The Ministry of Business, Innovation & Employment has come under fire from tourism leaders after slashing its estimate of international tourism spending by nearly $1bn.
The revision has seen $910m wiped from foreign spending figures for the year to October 2017, with MBIE reducing its original assessment by 8% to $10.5bn.
The Tasman and West Coast regions have been hit the hardest with foreign tourist spending estimates dropping sharply by 15% and 14% respectively. The two regions often topped MBIE’s table of Monthly Regional Tourism Estimates (MRTEs) for spending growth last year.
Chief executive of Tourism West Coast, Jim Little, said MBIE had produced a disruptive revision that made it difficult for regional tourism organisations to plan.
“Quite frankly, the tourism industry is up the creek without a paddle as far as meaningful data is concerned,” said Little.
“The problem is, if your data is invalid or compromised like this then it is very hard to do any meaningful strategic planning. This needs to be resolved and it needs to be resolved quickly.”
Mark Rawson, chief executive of the Nelson RDA, which covers the Tasman tourism region, said the revision was confusing for the industry.
“We have to get this sorted out because we all use this information to assist building trust and confidence in the industry and it’s vital that it’s well understood,” said Rawson.
MBIE uses Stats NZ’s annual Tourism Satellite Account (TSA), which was last released in December, to annually revise its MRTEs figures, which are based on electronic card data.
However, the TSA’s foreign spending estimates are informed by MBIE’s quarterly International Visitor Survey, which Stats NZ is reviewing because of industry concerns over its accuracy. MBIE is also reviewing its Tourism Data Domain Plan, which was published in November 2011, to see if it can improve its tourism data collections.
In an Information on Improvements document released yesterday to help explain the latest estimates, MBIE conceded this year’s revision was a relatively large one and said it was “looking for ways to improve the methodology and accuracy of the MRTEs”.
“In the near future, our focus is likely to be on exploring options to minimise the disruption to users caused by large annual revisions, as has happened in this case.”
Charlie Ives, executive director of Regional Tourism NZ, said MBIE’s reduction of international spending estimates by 8% for the October year was “quite a drop”.
“We’re concerned because the MRTEs are what regional tourism organisations use when they report to their stakeholders and it’s usually local government that is the funder of most RTOs,” said Ives.
“When RTOs go back to their funders and say, ‘sorry, we got it wrong’, then that’s a cause for concern.”
Ives said it was important to note that international spending was increasing, just not by as much as MBIE originally estimated if its latest revision is to be believed.
In that revision, MBIE pushed domestic spending up by $540m or 3% for the year to October with the largest changes in the Auckland and Nelson regions – both up 4.7%.

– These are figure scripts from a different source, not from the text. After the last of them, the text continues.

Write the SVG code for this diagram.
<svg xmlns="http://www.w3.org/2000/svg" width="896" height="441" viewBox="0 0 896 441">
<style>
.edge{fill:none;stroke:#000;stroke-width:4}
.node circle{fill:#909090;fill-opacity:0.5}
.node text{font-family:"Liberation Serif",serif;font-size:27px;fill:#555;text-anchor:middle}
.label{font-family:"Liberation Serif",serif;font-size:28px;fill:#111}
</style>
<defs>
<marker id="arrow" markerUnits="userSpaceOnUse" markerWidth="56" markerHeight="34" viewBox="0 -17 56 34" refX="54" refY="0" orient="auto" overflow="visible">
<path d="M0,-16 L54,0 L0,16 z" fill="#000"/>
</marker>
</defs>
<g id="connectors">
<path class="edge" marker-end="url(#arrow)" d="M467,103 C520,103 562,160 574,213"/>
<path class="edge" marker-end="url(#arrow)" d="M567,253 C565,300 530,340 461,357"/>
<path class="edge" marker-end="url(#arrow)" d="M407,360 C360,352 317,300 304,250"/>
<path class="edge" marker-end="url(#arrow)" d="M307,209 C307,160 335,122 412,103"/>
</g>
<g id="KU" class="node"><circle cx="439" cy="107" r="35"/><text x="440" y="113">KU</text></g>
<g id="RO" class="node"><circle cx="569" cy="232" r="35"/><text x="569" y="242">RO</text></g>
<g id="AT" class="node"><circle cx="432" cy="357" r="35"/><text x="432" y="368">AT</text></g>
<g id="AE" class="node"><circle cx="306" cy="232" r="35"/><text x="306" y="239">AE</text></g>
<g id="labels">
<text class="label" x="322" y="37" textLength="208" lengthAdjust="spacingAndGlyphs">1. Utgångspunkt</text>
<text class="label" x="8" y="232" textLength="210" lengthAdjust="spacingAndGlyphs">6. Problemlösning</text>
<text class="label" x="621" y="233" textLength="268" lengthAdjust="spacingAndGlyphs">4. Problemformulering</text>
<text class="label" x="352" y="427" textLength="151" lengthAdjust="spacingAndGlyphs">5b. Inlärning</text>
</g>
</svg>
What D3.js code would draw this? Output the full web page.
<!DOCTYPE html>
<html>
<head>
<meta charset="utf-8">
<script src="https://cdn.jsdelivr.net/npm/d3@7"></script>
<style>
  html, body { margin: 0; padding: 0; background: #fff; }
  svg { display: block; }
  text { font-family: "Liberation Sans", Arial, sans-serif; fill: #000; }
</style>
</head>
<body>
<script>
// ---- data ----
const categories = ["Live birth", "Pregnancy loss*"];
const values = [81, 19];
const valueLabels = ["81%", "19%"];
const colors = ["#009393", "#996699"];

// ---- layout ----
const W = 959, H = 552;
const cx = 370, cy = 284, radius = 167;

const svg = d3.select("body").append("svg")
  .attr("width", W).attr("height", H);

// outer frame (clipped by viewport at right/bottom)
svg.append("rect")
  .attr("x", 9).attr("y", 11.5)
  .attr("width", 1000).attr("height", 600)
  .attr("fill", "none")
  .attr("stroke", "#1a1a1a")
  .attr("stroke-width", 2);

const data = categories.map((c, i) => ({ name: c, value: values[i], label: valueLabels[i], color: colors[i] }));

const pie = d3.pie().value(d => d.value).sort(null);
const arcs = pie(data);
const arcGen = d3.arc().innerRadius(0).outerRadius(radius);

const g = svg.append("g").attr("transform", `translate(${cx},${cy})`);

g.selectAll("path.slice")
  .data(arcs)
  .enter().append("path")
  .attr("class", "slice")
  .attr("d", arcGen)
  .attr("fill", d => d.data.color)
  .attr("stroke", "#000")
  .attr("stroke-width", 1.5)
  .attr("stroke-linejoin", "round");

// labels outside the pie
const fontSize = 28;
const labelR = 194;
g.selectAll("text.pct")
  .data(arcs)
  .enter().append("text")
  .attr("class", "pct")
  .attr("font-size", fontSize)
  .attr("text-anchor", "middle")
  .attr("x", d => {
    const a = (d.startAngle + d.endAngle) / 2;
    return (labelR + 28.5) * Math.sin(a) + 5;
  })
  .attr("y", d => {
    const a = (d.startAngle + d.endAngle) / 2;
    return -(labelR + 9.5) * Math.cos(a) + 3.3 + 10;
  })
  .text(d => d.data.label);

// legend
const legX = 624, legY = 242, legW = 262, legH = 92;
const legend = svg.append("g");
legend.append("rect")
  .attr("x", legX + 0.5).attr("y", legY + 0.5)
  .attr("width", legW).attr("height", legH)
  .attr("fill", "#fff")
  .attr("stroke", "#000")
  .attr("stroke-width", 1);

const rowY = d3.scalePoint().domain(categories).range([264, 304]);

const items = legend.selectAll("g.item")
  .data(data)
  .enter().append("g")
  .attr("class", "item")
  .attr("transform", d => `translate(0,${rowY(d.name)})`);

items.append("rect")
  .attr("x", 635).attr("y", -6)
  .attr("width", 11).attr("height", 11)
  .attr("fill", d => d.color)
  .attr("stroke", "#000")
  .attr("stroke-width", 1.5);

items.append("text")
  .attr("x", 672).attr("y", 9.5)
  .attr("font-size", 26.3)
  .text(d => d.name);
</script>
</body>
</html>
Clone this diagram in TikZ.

The MRTEs are created using a base of electronic card transaction data.
“However, the raw data provided is only partial, and excludes many parts of tourism spend, such as cash spending and products that are purchased online before arriving in New Zealand,” said MBIE in its explanation of the revised figures.
“Because of this, we align the MRTE totals to the more complete picture of tourism spending in the Tourism Satellite Account. This allows the MRTEs to estimate total tourism spending.”
MRTEs from October 2017 onwards will be aligned with the latest TSA.